▶ [Task to carry out]: Return all the entries exactly, keeping pictures out.

Figure scripts:
<<<<

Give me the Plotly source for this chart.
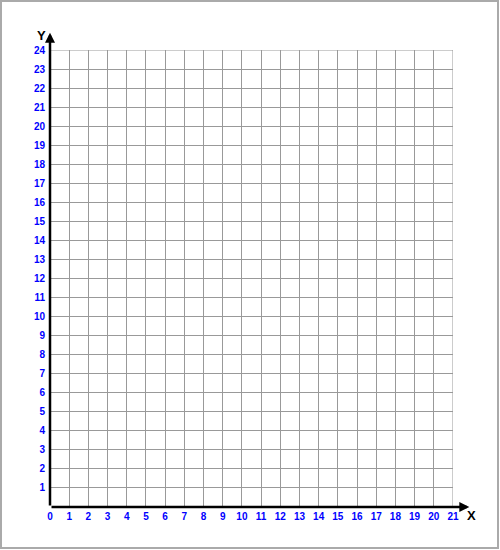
import plotly.graph_objects as go

# grid / tick values
x_ticks = list(range(0, 22))
y_ticks = list(range(1, 25))
x_max = 21
y_max = 24

W, H = 500, 550
L, R, T, B = 50, 47, 50, 43
pw, ph = W - L - R, H - T - B

fig = go.Figure()
# invisible trace so the axes get drawn
fig.add_trace(go.Scatter(x=[0, x_max], y=[0, y_max], mode="markers",
                         marker=dict(opacity=0), hoverinfo="skip", showlegend=False))

tick_font = dict(family="Liberation Sans, Arial", size=10, color="#0000ff", weight="bold")
fig.update_xaxes(range=[0, x_max], tickvals=x_ticks, ticktext=[str(v) for v in x_ticks],
                 showgrid=True, gridcolor="#999999", gridwidth=1, zeroline=False,
                 showline=False, ticks="", ticklabelstandoff=2, tickfont=tick_font,
                 fixedrange=True)
fig.update_yaxes(range=[0, y_max], tickvals=y_ticks, ticktext=[str(v) for v in y_ticks],
                 showgrid=True, gridcolor="#999999", gridwidth=1, zeroline=False,
                 showline=False, ticks="", ticklabelstandoff=4, tickfont=tick_font,
                 fixedrange=True)

# outer frame of the top and right grid edges
fig.add_shape(type="line", xref="x", yref="y", x0=0, x1=x_max, y0=y_max, y1=y_max,
              line=dict(color="#999999", width=1))
fig.add_shape(type="line", xref="x", yref="y", x0=x_max, x1=x_max, y0=0, y1=y_max,
              line=dict(color="#999999", width=1))

# axis arrows
fig.add_annotation(x=x_max + 0.85, y=0, ax=0, ay=0, xref="x", yref="y", axref="x", ayref="y",
                   text="", showarrow=True, arrowhead=2, arrowsize=0.8, arrowwidth=2.5,
                   arrowcolor="black")
fig.add_annotation(x=0, y=y_max + 0.9, ax=0, ay=0, xref="x", yref="y", axref="x", ayref="y",
                   text="", showarrow=True, arrowhead=2, arrowsize=0.8, arrowwidth=2.5,
                   arrowcolor="black")

# axis names, placed in paper units (data-ref annotations outside the range get hidden)
label_font = dict(family="Liberation Sans, Arial", size=13, color="black", weight="bold")
fig.add_annotation(x=(x_max + 0.95) / x_max, y=-0.45 / y_max, xref="paper", yref="paper",
                   xanchor="center", yanchor="middle",
                   text="X", showarrow=False, font=label_font)
fig.add_annotation(x=-0.45 / x_max, y=(y_max + 0.75) / y_max, xref="paper", yref="paper",
                   xanchor="center", yanchor="middle",
                   text="Y", showarrow=False, font=label_font)

# page border
fig.add_shape(type="rect", xref="paper", yref="paper",
              x0=(1 - L) / pw, x1=(W - 2 - L) / pw,
              y0=(T + ph - (H - 2)) / ph, y1=(T + ph - 1) / ph,
              line=dict(color="#aaaaaa", width=2))

fig.update_layout(width=W, height=H, margin=dict(l=L, r=R, t=T, b=B),
                  plot_bgcolor="white", paper_bgcolor="white", showlegend=False)

# drop the default page margin so the figure sits at the window corner
fig.write_html("out.html", config={"displayModeBar": False},
               post_script="document.body.style.margin='0';")
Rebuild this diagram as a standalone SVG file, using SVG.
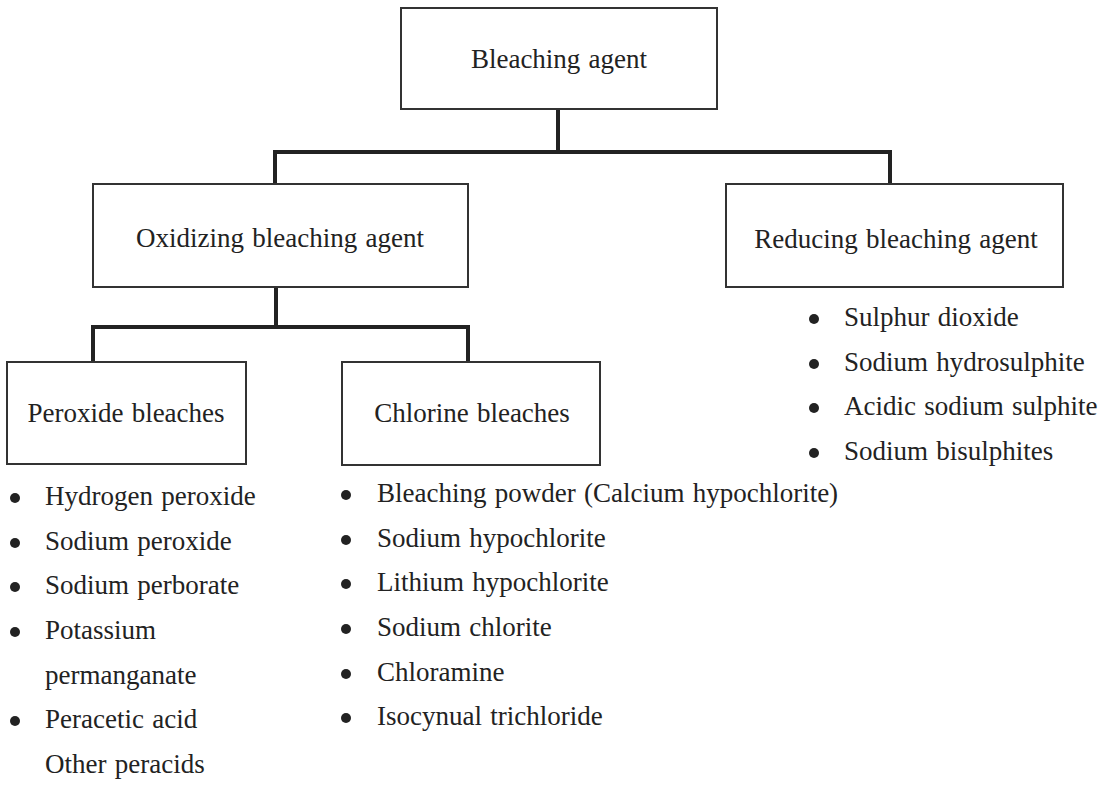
<svg xmlns="http://www.w3.org/2000/svg" width="1110" height="786" viewBox="0 0 1110 786">
<style>
  .box { fill: #ffffff; stroke: #333333; stroke-width: 2; }
  .lbl { font-family: "Liberation Serif", "Times New Roman", serif; font-size: 27px; fill: #222222; word-spacing: 1.5px; }
  .mid { text-anchor: middle; }
  .conn { fill: none; stroke: #222222; stroke-width: 4; stroke-linecap: square; stroke-linejoin: miter; }
  .dot { fill: #222222; }
</style>
<rect width="1110" height="786" fill="#ffffff"/>
<g id="connectors">
  <path class="conn" d="M558 110 V152"/>
  <path class="conn" d="M275 184 V152 H890 V184"/>
  <path class="conn" d="M276 288 V327"/>
  <path class="conn" d="M93 361 V327 H468 V361"/>
</g>
<g id="bleaching-agent">
  <rect class="box" x="401" y="8" width="316" height="101"/>
  <text class="lbl mid" x="559" y="68">Bleaching agent</text>
</g>
<g id="oxidizing">
  <rect class="box" x="93" y="184" width="375" height="103"/>
  <text class="lbl mid" x="280" y="247">Oxidizing bleaching agent</text>
</g>
<g id="reducing">
  <rect class="box" x="726" y="184" width="337" height="103"/>
  <text class="lbl mid" x="896" y="248">Reducing bleaching agent</text>
</g>
<g id="peroxide">
  <rect class="box" x="7" y="362" width="239" height="102"/>
  <text class="lbl mid" x="126" y="422">Peroxide bleaches</text>
</g>
<g id="chlorine">
  <rect class="box" x="342" y="362" width="258" height="103"/>
  <text class="lbl mid" x="472" y="422">Chlorine bleaches</text>
</g>
<g id="reducing-list">
  <circle class="dot" cx="814" cy="319" r="5"/><text class="lbl" x="844" y="326">Sulphur dioxide</text>
  <circle class="dot" cx="814" cy="364" r="5"/><text class="lbl" x="844" y="371">Sodium hydrosulphite</text>
  <circle class="dot" cx="814" cy="408" r="5"/><text class="lbl" x="844" y="415">Acidic sodium sulphite</text>
  <circle class="dot" cx="814" cy="453" r="5"/><text class="lbl" x="844" y="460">Sodium bisulphites</text>
</g>
<g id="peroxide-list">
  <circle class="dot" cx="15" cy="498" r="5"/><text class="lbl" x="45" y="505">Hydrogen peroxide</text>
  <circle class="dot" cx="15" cy="543" r="5"/><text class="lbl" x="45" y="550">Sodium peroxide</text>
  <circle class="dot" cx="15" cy="587" r="5"/><text class="lbl" x="45" y="594">Sodium perborate</text>
  <circle class="dot" cx="15" cy="632" r="5"/><text class="lbl" x="45" y="639">Potassium</text>
  <text class="lbl" x="45" y="684">permanganate</text>
  <circle class="dot" cx="15" cy="721" r="5"/><text class="lbl" x="45" y="728">Peracetic acid</text>
  <text class="lbl" x="45" y="773">Other peracids</text>
</g>
<g id="chlorine-list">
  <circle class="dot" cx="346" cy="495" r="5"/><text class="lbl" x="377" y="502">Bleaching powder (Calcium hypochlorite)</text>
  <circle class="dot" cx="346" cy="540" r="5"/><text class="lbl" x="377" y="547">Sodium hypochlorite</text>
  <circle class="dot" cx="346" cy="584" r="5"/><text class="lbl" x="377" y="591">Lithium hypochlorite</text>
  <circle class="dot" cx="346" cy="629" r="5"/><text class="lbl" x="377" y="636">Sodium chlorite</text>
  <circle class="dot" cx="346" cy="674" r="5"/><text class="lbl" x="377" y="681">Chloramine</text>
  <circle class="dot" cx="346" cy="718" r="5"/><text class="lbl" x="377" y="725">Isocynual trichloride</text>
</g>
</svg>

>>>>

▶ [Output of the exercise]:
Give me the Plotly source for this chart.
import plotly.graph_objects as go

# grid / tick values
x_ticks = list(range(0, 22))
y_ticks = list(range(1, 25))
x_max = 21
y_max = 24

W, H = 500, 550
L, R, T, B = 50, 47, 50, 43
pw, ph = W - L - R, H - T - B

fig = go.Figure()
# invisible trace so the axes get drawn
fig.add_trace(go.Scatter(x=[0, x_max], y=[0, y_max], mode="markers",
                         marker=dict(opacity=0), hoverinfo="skip", showlegend=False))

tick_font = dict(family="Liberation Sans, Arial", size=10, color="#0000ff", weight="bold")
fig.update_xaxes(range=[0, x_max], tickvals=x_ticks, ticktext=[str(v) for v in x_ticks],
                 showgrid=True, gridcolor="#999999", gridwidth=1, zeroline=False,
                 showline=False, ticks="", ticklabelstandoff=2, tickfont=tick_font,
                 fixedrange=True)
fig.update_yaxes(range=[0, y_max], tickvals=y_ticks, ticktext=[str(v) for v in y_ticks],
                 showgrid=True, gridcolor="#999999", gridwidth=1, zeroline=False,
                 showline=False, ticks="", ticklabelstandoff=4, tickfont=tick_font,
                 fixedrange=True)

# outer frame of the top and right grid edges
fig.add_shape(type="line", xref="x", yref="y", x0=0, x1=x_max, y0=y_max, y1=y_max,
              line=dict(color="#999999", width=1))
fig.add_shape(type="line", xref="x", yref="y", x0=x_max, x1=x_max, y0=0, y1=y_max,
              line=dict(color="#999999", width=1))

# axis arrows
fig.add_annotation(x=x_max + 0.85, y=0, ax=0, ay=0, xref="x", yref="y", axref="x", ayref="y",
                   text="", showarrow=True, arrowhead=2, arrowsize=0.8, arrowwidth=2.5,
                   arrowcolor="black")
fig.add_annotation(x=0, y=y_max + 0.9, ax=0, ay=0, xref="x", yref="y", axref="x", ayref="y",
                   text="", showarrow=True, arrowhead=2, arrowsize=0.8, arrowwidth=2.5,
                   arrowcolor="black")

# axis names, placed in paper units (data-ref annotations outside the range get hidden)
label_font = dict(family="Liberation Sans, Arial", size=13, color="black", weight="bold")
fig.add_annotation(x=(x_max + 0.95) / x_max, y=-0.45 / y_max, xref="paper", yref="paper",
                   xanchor="center", yanchor="middle",
                   text="X", showarrow=False, font=label_font)
fig.add_annotation(x=-0.45 / x_max, y=(y_max + 0.75) / y_max, xref="paper", yref="paper",
                   xanchor="center", yanchor="middle",
                   text="Y", showarrow=False, font=label_font)

# page border
fig.add_shape(type="rect", xref="paper", yref="paper",
              x0=(1 - L) / pw, x1=(W - 2 - L) / pw,
              y0=(T + ph - (H - 2)) / ph, y1=(T + ph - 1) / ph,
              line=dict(color="#aaaaaa", width=2))

fig.update_layout(width=W, height=H, margin=dict(l=L, r=R, t=T, b=B),
                  plot_bgcolor="white", paper_bgcolor="white", showlegend=False)

# drop the default page margin so the figure sits at the window corner
fig.write_html("out.html", config={"displayModeBar": False},
               post_script="document.body.style.margin='0';")
Rebuild this diagram as a standalone SVG file, using SVG.
<svg xmlns="http://www.w3.org/2000/svg" width="1110" height="786" viewBox="0 0 1110 786">
<style>
  .box { fill: #ffffff; stroke: #333333; stroke-width: 2; }
  .lbl { font-family: "Liberation Serif", "Times New Roman", serif; font-size: 27px; fill: #222222; word-spacing: 1.5px; }
  .mid { text-anchor: middle; }
  .conn { fill: none; stroke: #222222; stroke-width: 4; stroke-linecap: square; stroke-linejoin: miter; }
  .dot { fill: #222222; }
</style>
<rect width="1110" height="786" fill="#ffffff"/>
<g id="connectors">
  <path class="conn" d="M558 110 V152"/>
  <path class="conn" d="M275 184 V152 H890 V184"/>
  <path class="conn" d="M276 288 V327"/>
  <path class="conn" d="M93 361 V327 H468 V361"/>
</g>
<g id="bleaching-agent">
  <rect class="box" x="401" y="8" width="316" height="101"/>
  <text class="lbl mid" x="559" y="68">Bleaching agent</text>
</g>
<g id="oxidizing">
  <rect class="box" x="93" y="184" width="375" height="103"/>
  <text class="lbl mid" x="280" y="247">Oxidizing bleaching agent</text>
</g>
<g id="reducing">
  <rect class="box" x="726" y="184" width="337" height="103"/>
  <text class="lbl mid" x="896" y="248">Reducing bleaching agent</text>
</g>
<g id="peroxide">
  <rect class="box" x="7" y="362" width="239" height="102"/>
  <text class="lbl mid" x="126" y="422">Peroxide bleaches</text>
</g>
<g id="chlorine">
  <rect class="box" x="342" y="362" width="258" height="103"/>
  <text class="lbl mid" x="472" y="422">Chlorine bleaches</text>
</g>
<g id="reducing-list">
  <circle class="dot" cx="814" cy="319" r="5"/><text class="lbl" x="844" y="326">Sulphur dioxide</text>
  <circle class="dot" cx="814" cy="364" r="5"/><text class="lbl" x="844" y="371">Sodium hydrosulphite</text>
  <circle class="dot" cx="814" cy="408" r="5"/><text class="lbl" x="844" y="415">Acidic sodium sulphite</text>
  <circle class="dot" cx="814" cy="453" r="5"/><text class="lbl" x="844" y="460">Sodium bisulphites</text>
</g>
<g id="peroxide-list">
  <circle class="dot" cx="15" cy="498" r="5"/><text class="lbl" x="45" y="505">Hydrogen peroxide</text>
  <circle class="dot" cx="15" cy="543" r="5"/><text class="lbl" x="45" y="550">Sodium peroxide</text>
  <circle class="dot" cx="15" cy="587" r="5"/><text class="lbl" x="45" y="594">Sodium perborate</text>
  <circle class="dot" cx="15" cy="632" r="5"/><text class="lbl" x="45" y="639">Potassium</text>
  <text class="lbl" x="45" y="684">permanganate</text>
  <circle class="dot" cx="15" cy="721" r="5"/><text class="lbl" x="45" y="728">Peracetic acid</text>
  <text class="lbl" x="45" y="773">Other peracids</text>
</g>
<g id="chlorine-list">
  <circle class="dot" cx="346" cy="495" r="5"/><text class="lbl" x="377" y="502">Bleaching powder (Calcium hypochlorite)</text>
  <circle class="dot" cx="346" cy="540" r="5"/><text class="lbl" x="377" y="547">Sodium hypochlorite</text>
  <circle class="dot" cx="346" cy="584" r="5"/><text class="lbl" x="377" y="591">Lithium hypochlorite</text>
  <circle class="dot" cx="346" cy="629" r="5"/><text class="lbl" x="377" y="636">Sodium chlorite</text>
  <circle class="dot" cx="346" cy="674" r="5"/><text class="lbl" x="377" y="681">Chloramine</text>
  <circle class="dot" cx="346" cy="718" r="5"/><text class="lbl" x="377" y="725">Isocynual trichloride</text>
</g>
</svg>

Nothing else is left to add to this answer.